Fourth, the DOJ’s focus on market share also ignores how enterprise WLAN works in practice. Large customers routinely solicit bids from multiple vendors, pitting solutions against one another in competitive request for proposals. This process keeps pricing in check and forces innovation, regardless of who merges with whom. Juniper’s Mist platform and HPE’s Aruba have indeed competed head-to-head, but so have they with Cisco, Extreme, and others.

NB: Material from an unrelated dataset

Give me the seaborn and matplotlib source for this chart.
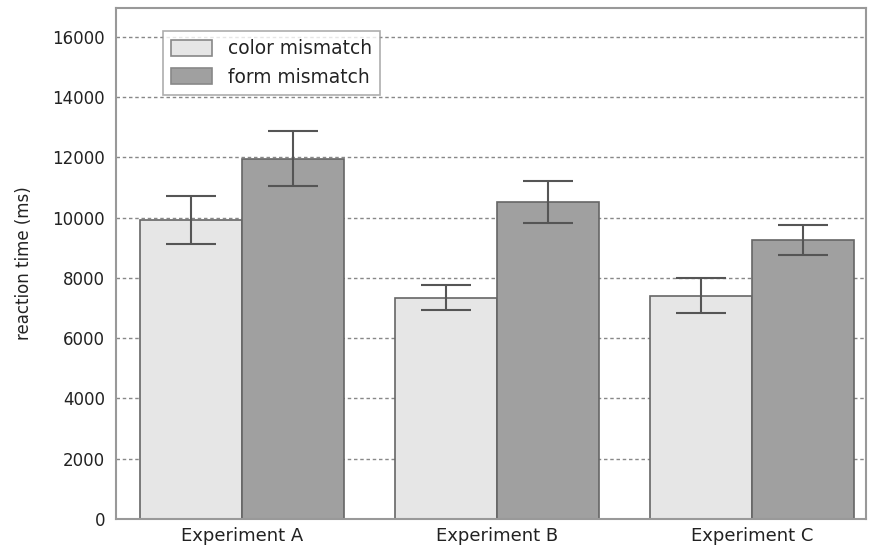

Fifth, the DOJ’s complaint includes a litany of inflammatory quotes from HPE’s executives’ documents, but not one deal document was cited. Notwithstanding their provocative nature, these statements have little grounding in the reality of competition. Documents only matter if they are reliably predictive and relevant. The selective quoting of internal documents may suggest head-to-head competition, but any suggestion that the documents demonstrate that the merger would harm competition contradicts reality. In reality, customers of HPE and Juniper may choose between the two companies as well as an entire host of alternatives including Cisco, Extreme Networks, Fortinet, and Arista. The idea that merging HPE and Juniper would suddenly let them dictate terms overlooks the technological strength of the competitors and the bidding process. If anything, combining HPE’s scale with Juniper’s AI-driven tools could drive sharper pricing and faster feature rollouts to fend off these hungry rivals.

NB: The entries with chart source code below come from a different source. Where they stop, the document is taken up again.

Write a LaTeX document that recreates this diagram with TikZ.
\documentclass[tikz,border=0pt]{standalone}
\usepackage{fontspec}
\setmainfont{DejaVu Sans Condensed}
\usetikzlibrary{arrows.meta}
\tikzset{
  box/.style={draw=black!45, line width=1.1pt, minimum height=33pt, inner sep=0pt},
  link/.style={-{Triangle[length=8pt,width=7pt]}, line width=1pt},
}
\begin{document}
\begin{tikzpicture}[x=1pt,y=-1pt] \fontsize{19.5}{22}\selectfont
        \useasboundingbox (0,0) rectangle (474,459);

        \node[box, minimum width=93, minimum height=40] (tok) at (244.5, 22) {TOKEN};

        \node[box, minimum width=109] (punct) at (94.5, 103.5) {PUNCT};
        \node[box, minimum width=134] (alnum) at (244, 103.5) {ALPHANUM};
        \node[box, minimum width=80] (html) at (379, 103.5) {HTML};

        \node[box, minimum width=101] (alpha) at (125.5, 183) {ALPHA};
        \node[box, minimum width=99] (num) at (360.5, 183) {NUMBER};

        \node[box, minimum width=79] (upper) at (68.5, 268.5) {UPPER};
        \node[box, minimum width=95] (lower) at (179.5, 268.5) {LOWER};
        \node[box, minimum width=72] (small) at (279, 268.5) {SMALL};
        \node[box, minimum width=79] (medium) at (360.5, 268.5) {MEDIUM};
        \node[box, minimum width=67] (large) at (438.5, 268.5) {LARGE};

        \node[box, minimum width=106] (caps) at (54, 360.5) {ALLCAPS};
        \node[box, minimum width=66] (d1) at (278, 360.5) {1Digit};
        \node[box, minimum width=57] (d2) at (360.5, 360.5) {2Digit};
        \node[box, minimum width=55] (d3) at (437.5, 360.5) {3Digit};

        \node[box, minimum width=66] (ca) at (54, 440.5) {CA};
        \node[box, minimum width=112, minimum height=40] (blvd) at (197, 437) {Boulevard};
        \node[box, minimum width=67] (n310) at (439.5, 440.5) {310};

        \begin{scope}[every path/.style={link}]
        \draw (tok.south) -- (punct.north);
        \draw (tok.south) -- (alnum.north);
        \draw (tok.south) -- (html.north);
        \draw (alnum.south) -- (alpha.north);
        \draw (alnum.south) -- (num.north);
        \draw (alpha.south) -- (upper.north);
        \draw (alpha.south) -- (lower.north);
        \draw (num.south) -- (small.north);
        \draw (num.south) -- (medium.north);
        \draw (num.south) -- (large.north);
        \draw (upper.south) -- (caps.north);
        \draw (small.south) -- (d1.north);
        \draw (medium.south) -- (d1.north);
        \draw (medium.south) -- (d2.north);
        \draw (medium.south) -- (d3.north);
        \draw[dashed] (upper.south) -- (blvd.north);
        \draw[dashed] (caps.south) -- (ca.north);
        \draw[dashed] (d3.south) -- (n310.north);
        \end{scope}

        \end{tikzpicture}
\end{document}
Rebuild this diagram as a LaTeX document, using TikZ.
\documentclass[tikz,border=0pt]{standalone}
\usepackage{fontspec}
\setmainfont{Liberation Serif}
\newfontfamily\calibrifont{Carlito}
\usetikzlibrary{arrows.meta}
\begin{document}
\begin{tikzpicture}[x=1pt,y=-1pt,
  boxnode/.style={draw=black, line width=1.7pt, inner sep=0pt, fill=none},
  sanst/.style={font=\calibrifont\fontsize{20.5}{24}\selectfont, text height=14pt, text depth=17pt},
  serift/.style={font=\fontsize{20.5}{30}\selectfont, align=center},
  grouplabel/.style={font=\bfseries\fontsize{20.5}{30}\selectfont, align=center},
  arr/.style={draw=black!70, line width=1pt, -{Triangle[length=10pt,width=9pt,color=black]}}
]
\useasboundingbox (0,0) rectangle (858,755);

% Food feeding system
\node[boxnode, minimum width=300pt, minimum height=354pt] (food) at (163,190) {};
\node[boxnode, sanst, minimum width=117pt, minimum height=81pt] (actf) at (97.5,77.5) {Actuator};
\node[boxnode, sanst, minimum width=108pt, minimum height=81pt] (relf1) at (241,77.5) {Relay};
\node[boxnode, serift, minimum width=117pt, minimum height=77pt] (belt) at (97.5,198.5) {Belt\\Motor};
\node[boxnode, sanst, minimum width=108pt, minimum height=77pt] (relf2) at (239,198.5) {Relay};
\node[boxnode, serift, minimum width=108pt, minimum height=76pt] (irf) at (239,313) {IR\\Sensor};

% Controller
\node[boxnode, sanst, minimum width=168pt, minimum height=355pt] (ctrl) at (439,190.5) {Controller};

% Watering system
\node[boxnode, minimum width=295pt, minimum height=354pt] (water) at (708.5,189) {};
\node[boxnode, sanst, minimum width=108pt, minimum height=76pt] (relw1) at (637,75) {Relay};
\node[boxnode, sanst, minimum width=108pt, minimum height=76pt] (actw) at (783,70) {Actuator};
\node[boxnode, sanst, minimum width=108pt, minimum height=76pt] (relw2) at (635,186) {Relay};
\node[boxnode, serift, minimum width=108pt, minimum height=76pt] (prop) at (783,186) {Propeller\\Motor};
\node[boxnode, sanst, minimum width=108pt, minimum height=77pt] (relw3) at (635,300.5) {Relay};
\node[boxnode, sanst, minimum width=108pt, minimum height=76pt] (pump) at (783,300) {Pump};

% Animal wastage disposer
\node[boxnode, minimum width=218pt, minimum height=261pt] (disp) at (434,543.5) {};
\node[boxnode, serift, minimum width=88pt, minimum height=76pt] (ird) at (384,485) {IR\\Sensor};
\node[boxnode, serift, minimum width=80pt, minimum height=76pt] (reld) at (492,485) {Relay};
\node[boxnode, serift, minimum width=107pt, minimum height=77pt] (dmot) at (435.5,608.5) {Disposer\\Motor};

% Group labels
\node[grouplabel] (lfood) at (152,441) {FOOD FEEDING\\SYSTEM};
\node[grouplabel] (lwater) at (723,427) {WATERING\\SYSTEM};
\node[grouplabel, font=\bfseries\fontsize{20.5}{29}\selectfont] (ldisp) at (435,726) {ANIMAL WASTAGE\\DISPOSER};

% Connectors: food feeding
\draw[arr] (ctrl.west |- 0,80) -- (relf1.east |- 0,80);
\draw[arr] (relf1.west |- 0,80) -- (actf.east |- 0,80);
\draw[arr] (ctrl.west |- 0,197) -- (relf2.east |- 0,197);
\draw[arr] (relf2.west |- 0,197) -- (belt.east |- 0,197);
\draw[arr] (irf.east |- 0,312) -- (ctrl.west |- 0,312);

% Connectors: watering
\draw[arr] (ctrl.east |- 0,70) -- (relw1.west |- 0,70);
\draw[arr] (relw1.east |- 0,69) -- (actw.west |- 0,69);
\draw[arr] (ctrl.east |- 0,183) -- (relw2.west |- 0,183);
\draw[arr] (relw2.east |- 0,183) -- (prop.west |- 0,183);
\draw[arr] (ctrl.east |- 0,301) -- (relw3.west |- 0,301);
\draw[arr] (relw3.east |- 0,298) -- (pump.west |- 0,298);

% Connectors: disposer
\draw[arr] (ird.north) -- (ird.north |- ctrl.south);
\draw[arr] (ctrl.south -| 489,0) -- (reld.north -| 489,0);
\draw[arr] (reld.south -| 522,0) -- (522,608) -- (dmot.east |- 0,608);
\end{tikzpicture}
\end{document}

Finally, the DOJ is challenging this acquisition in the same district court where it lost its challenge to Oracle’s acquisition of Peoplesoft in 2014 because evidence that Oracle and PeopleSoft competed aggressively against each other was not enough to prove anticompetitive effects and that they competed in a three firm market was too narrow.
National Security and Global Competitiveness
The DOJ’s case overlooks the significant national security stakes involved in this merger. Huawei, the Chinese tech giant banned in the United States over espionage concerns since 2019, continues to dominate global telecom infrastructure markets with state-backed pricing strategies. HPE CEO Antonio Neri has framed this acquisition as essential to creating a robust U.S.-based alternative to Huawei. A stronger HPE-Juniper would create a number-two player with the muscle to challenge Cisco at home while taking the fight to Huawei in global markets. The deal would create a “full stack” U.S. alternative to Huawei, combining HPE’s servers, storage, and Aruba networking with Juniper’s AI-native routing and telco expertise. Integrating AI, security, and networking is a procompetitive move that bolsters national security by offering a robust Western option for global telcos and enterprises in AI driven and 6G markets. Without this deal, the U.S. risks ceding ground to Huawei, especially in emerging markets where 6G and IoT are reshaping connectivity. Moreover, HPE and Juniper power critical U.S. infrastructure by supporting the Department of Defense and Department of Energy making the combination a matter of “core tech” that strengthens America’s technological sovereignty.
Unlocking Innovation
HPE and Juniper bring complementary strengths that could unlock significant efficiencies post-merger. HPE’s expertise in cloud computing and hybrid IT solutions pairs seamlessly with Juniper’s AI-native networking tools. Together, they could deliver unified platforms that simplify IT management for enterprises while accelerating advancements in AI-driven infrastructure. These aren’t abstract savings; they’re the kind of edge U.S. firms need to outpace Huawei’s one-stop-shop model.
A Call for Reevaluation
Blocking this merger risks weakening a U.S.-based champion at a time when global tech leadership and national security are at stake. Slater should use her fresh perspective to reevaluate this litigation with an eye toward getting the antitrust analysis right and balancing competition policy with broader strategic imperatives. Blocking HPE’s acquisition of Juniper Networks is counterproductive because it risks reinforcing Cisco’s dominance, undermining U.S. competitiveness against global rivals, and stifling innovation. Slater should reconsider the DOJ’s litigation decision to ensure that antitrust enforcement facilitates not hinders the ingenuity of American companies. Importantly, the acquisition does not substantially lessen competition because Extreme Networks and others are ready to fill any void for those customers looking for another source of enterprise grade WLAN products. In conclusion, the DOJ should let this deal proceed for the sake of innovation, competition, and national security.